Common mistakes and how to avoid them
- Ignoring inflation entirely. Nominal numbers can look large but still fall short when you spend them.
- Using a single inflation rate for all goals. Housing, education, and healthcare often rise faster than general inflation.
- Assuming returns will be steady. Markets fluctuate, so consider a conservative return for baseline planning.
- Forgetting taxes and fees. Net returns are what matters for real purchasing power.
- Not updating assumptions. Revisit your inputs annually as new inflation data is released.
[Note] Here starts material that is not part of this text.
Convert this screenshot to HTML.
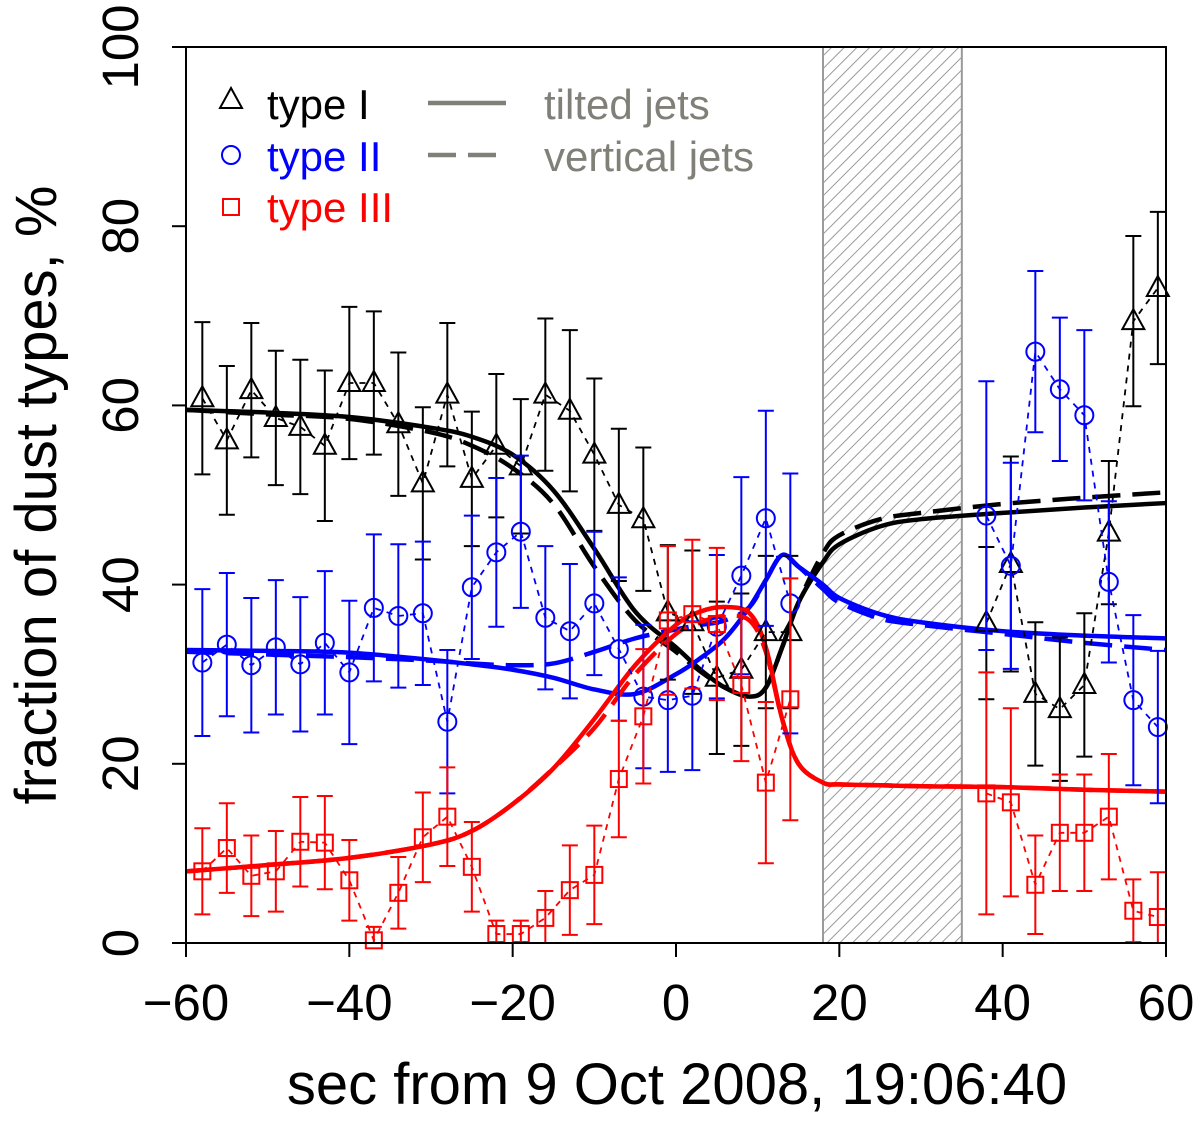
<!DOCTYPE html>
<html><head><meta charset="utf-8"><style>
html,body{margin:0;padding:0;background:#fff}
svg{display:block;font-family:"Liberation Sans",sans-serif}
</style></head><body>
<svg id="chart" width="1200" height="1121" viewBox="0 0 1200 1121" xmlns="http://www.w3.org/2000/svg">
<defs>
<pattern id="hatch" patternUnits="userSpaceOnUse" width="9" height="9" patternTransform="rotate(45)">
<line x1="0" y1="0" x2="0" y2="9" stroke="#9a9a9a" stroke-width="2"/>
</pattern>
</defs>
<g id="plot"></g>
</svg>
<script>
const times=[-58,-55,-52,-49,-46,-43,-40,-37,-34,-31,-28,-25,-22,-19,-16,-13,-10,-7,-4,-1,2,5,8,11,14,38,41,44,47,50,53,56,59];
const type1=[60.8,56.1,61.7,58.6,57.6,55.5,62.5,62.5,57.9,51.3,61.2,51.8,55.5,53.2,61.2,59.4,54.5,48.9,47.3,36.9,35.8,29.6,30.5,34.7,34.7,35.7,42.3,27.8,26.1,28.8,45.8,69.4,73.1];
const type1Err=[8.5,8.3,7.5,7.5,7.5,8.4,8.5,8,8,8.5,8,7.5,8,7.5,8.5,9,8.5,8.5,8,7.5,8,8.5,8.5,8.5,8.5,8.5,12,8,8,8,8,9.5,8.5];
const type2=[31.3,33.3,31.0,33.0,31.1,33.5,30.2,37.4,36.5,36.8,24.7,39.7,43.6,45.9,36.3,34.8,37.9,32.8,27.5,27.1,27.6,35.3,41.0,47.4,37.9,47.7,42.1,66.0,61.8,58.9,40.3,27.1,24.1];
const type2Err=[8.2,8,7.5,7.5,7.5,8,8,8.2,8,8,8,8,8.3,8.5,8,7.5,8,8,8,8,8.3,8,11,12,14.5,15,11.5,9,8,9.5,9,9.5,8.5];
const type3=[8.0,10.6,7.5,8.0,11.3,11.2,7.0,0.3,5.6,11.8,14.1,8.5,1.0,1.0,2.8,5.9,7.6,18.3,25.3,36.0,36.7,35.6,28.8,17.9,27.2,16.7,15.7,6.5,12.3,12.3,14.1,3.6,2.9];
const type3Err=[4.8,5,4.5,4.5,5,5.2,4.5,1.5,4,5,5.5,5,1.5,1.5,3,5,5.5,6.5,7.5,8.3,8.3,8.5,8.5,9,13.5,13.5,10.5,5.5,6.5,6.5,7,3.5,5];
const curveT=[-60,-50,-40,-30,-25,-20,-15,-10,-5,0,3,6,9,11,13,15,18,20,25,30,40,50,60];
const blackSolid=[59.5,59.2,58.7,57.5,56.5,54.5,50.5,44,37,33,30.5,28.5,27.5,28.5,33,38,42.5,44.5,46.5,47.3,48,48.6,49.1];
const blackDashed=[59.5,59,58.5,57,55.5,53,49,42,36,32.5,30.3,28.5,27.5,28.5,33,38,43.5,45.5,47.3,48,49,49.7,50.3];
const blueSolid=[32.7,32.6,32.4,31.6,31.1,30.5,29.6,28.3,27.8,30,31.8,34,37.5,40.5,43.3,42,40,38.5,36.7,35.8,34.8,34.3,34];
const blueDashed=[32.5,32.2,31.9,31.5,31.2,31,31.2,32.5,34,35,35.5,36,37.5,40.5,43.3,42,39.5,38,36.2,35.5,34.5,33.5,32.7];
const redSolid=[8,8.7,9.5,11,12.5,15.5,19.5,25,31,35.5,37,37.5,36.8,33,25,20,17.9,17.7,17.6,17.5,17.4,17.1,16.9];
const redDashed=[8,8.7,9.5,11,12.5,15.5,19.5,24,30,34.5,35.8,36.5,36,32.5,25,20,17.9,17.7,17.6,17.5,17.4,17.1,16.9];
const xTicks=[-60,-40,-20,0,20,40,60];
const yTicks=[0,20,40,60,80,100];

const L=186,R=1166,T=47,B=943;
const xs=t=>L+(t+60)/120*(R-L);
const ys=v=>B-v/100*(B-T);
const NS='http://www.w3.org/2000/svg';
const g=document.getElementById('plot');
function mk(tag,attrs,parent){const e=document.createElementNS(NS,tag);for(const k in attrs)e.setAttribute(k,attrs[k]);(parent||g).appendChild(e);return e;}

let band=mk('rect',{x:xs(18),y:T,width:xs(35)-xs(18),height:B-T,fill:'url(#hatch)',stroke:'#9a9a9a','stroke-width':2});



function pts(ts,vs){return ts.map((t,i)=>xs(t)+','+ys(vs[i])).join(' ');}
function smoothPath(ts,vs){
  const P=ts.map((t,i)=>[xs(t),ys(vs[i])]);
  let d='M'+P[0][0]+','+P[0][1];
  for(let i=0;i<P.length-1;i++){
    const p0=P[Math.max(0,i-1)],p1=P[i],p2=P[i+1],p3=P[Math.min(P.length-1,i+2)];
    const c1=[p1[0]+(p2[0]-p0[0])/6,p1[1]+(p2[1]-p0[1])/6];
    const c2=[p2[0]-(p3[0]-p1[0])/6,p2[1]-(p3[1]-p1[1])/6];
    d+=`C${c1[0]},${c1[1]} ${c2[0]},${c2[1]} ${p2[0]},${p2[1]}`;
  }
  return d;
}
function curve(vs,color,dash,name){
  const p=mk('path',{d:smoothPath(curveT,vs),fill:'none',stroke:color,'stroke-width':4.5,'stroke-linejoin':'round'});
  if(dash)p.setAttribute('stroke-dasharray','28,12');
  
  
}
curve(blackDashed,'#000',true,'type1-vertical-jets-curve');
curve(blackSolid,'#000',false,'type1-tilted-jets-curve');
curve(blueDashed,'#0000ff',true,'type2-vertical-jets-curve');
curve(blueSolid,'#0000ff',false,'type2-tilted-jets-curve');
curve(redDashed,'#ff0000',true,'type3-vertical-jets-curve');
curve(redSolid,'#ff0000',false,'type3-tilted-jets-curve');

function series(vals,errs,color,shape,name){
  const grp=mk('g',{});
  
  
  [[0,25],[25,33]].forEach(([a,b])=>{
    const l=mk('polyline',{points:pts(times.slice(a,b),vals.slice(a,b)),fill:'none',stroke:color,'stroke-width':1.8,'stroke-dasharray':'6,6'},grp);
    
    
  });
  times.forEach((t,i)=>{
    const x=xs(t),y=ys(vals[i]);
    const lo=ys(Math.max(0,vals[i]-errs[i])),hi=ys(Math.min(100,vals[i]+errs[i]));
    const eb=mk('path',{d:`M${x},${lo}V${hi}M${x-8},${lo}H${x+8}M${x-8},${hi}H${x+8}`,stroke:color,'stroke-width':2,fill:'none'},grp);
    
    
    let m;
    if(shape==='tri')m=mk('polygon',{points:`${x},${y-12} ${x-11},${y+8} ${x+11},${y+8}`,fill:'none',stroke:color,'stroke-width':2},grp);
    else if(shape==='circ')m=mk('circle',{cx:x,cy:y,r:9,fill:'none',stroke:color,'stroke-width':2},grp);
    else m=mk('rect',{x:x-8,y:y-8,width:16,height:16,fill:'none',stroke:color,'stroke-width':2},grp);
    
    
  });
}
series(type1,type1Err,'#000','tri','type1');
series(type2,type2Err,'#0000ff','circ','type2');
series(type3,type3Err,'#ff0000','sq','type3');

let fr=mk('rect',{x:L,y:T,width:R-L,height:B-T,fill:'none',stroke:'#000','stroke-width':2});



xTicks.forEach(v=>{
  const x=xs(v);
  const tk=mk('line',{x1:x,y1:B,x2:x,y2:B+14,stroke:'#000','stroke-width':2});
  
  
  const tx=mk('text',{x:x,y:1020,'font-size':51,'text-anchor':'middle'});
  tx.textContent=(v<0?'\u2212':'')+Math.abs(v);
  
  
});
yTicks.forEach(v=>{
  const y=ys(v);
  const tk=mk('line',{x1:L-14,y1:y,x2:L,y2:y,stroke:'#000','stroke-width':2});
  
  
  const tx=mk('text',{x:0,y:0,'font-size':51,'text-anchor':'middle',transform:`translate(138,${y}) rotate(-90)`});
  tx.textContent=v;
  
  
});
let xt=mk('text',{x:677,y:1104,'font-size':58,'text-anchor':'middle'});
xt.textContent='sec from 9 Oct 2008, 19:06:40';


let yt=mk('text',{x:0,y:0,'font-size':58,'text-anchor':'middle',transform:'translate(56,495) rotate(-90)'});
yt.textContent='fraction of dust types, %';



const lg=mk('g',{});


function ltext(x,y,s,c,name){const t=mk('text',{x:x,y:y,'font-size':42,fill:c},lg);t.textContent=s;}
let m1=mk('polygon',{points:'231,88 220,108 242,108',fill:'none',stroke:'#000','stroke-width':2},lg);

ltext(267,119,'type I','#000','legend-type1-label');
let m2=mk('circle',{cx:231,cy:155,r:9,fill:'none',stroke:'#0000ff','stroke-width':2},lg);

ltext(267,171,'type II','#0000ff','legend-type2-label');
let m3=mk('rect',{x:223,y:199,width:16,height:16,fill:'none',stroke:'#ff0000','stroke-width':2},lg);

ltext(267,222,'type III','#ff0000','legend-type3-label');
let l1=mk('line',{x1:428,y1:103,x2:506,y2:103,stroke:'#808078','stroke-width':4.5},lg);

ltext(544,119,'tilted jets','#808078','legend-tilted-label');
let l2=mk('line',{x1:428,y1:155,x2:506,y2:155,stroke:'#808078','stroke-width':4.5,'stroke-dasharray':'28,12'},lg);

ltext(544,171,'vertical jets','#808078','legend-vertical-label');
</script>
</body></html>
Correcting these mistakes makes the results more realistic and helps you make better financial decisions. The calculator is most powerful when used as a planning tool, not a prediction machine.
Frequently asked questions
- Does the calculator predict actual inflation? No. It models inflation based on your assumption so you can test different scenarios.
- What is a reasonable inflation rate? Long run U.S. CPI has averaged around 3 percent, but it varies. Many planners use 2 to 3 percent as a base case.
- Why include an investment return? Because your savings may grow over time. The calculator shows the difference between nominal growth and real purchasing power.
- Can I use it for other currencies? Yes. Select a currency in the dropdown and the results will be formatted accordingly.
- How often should I update my plan? A yearly review is a good habit, or sooner if inflation shifts rapidly.
Final thoughts
A future purchasing power calculator turns abstract inflation concepts into numbers you can act on. It helps you see how much of your financial plan is real growth versus inflation, and it encourages decisions that align with your long term goals. By experimenting with multiple assumptions, you gain flexibility and confidence. Use the calculator whenever you set a new goal, receive a raise, or revisit your retirement plan. Real dollars are the ultimate measure of financial well being, and this tool helps you keep that measure in clear focus.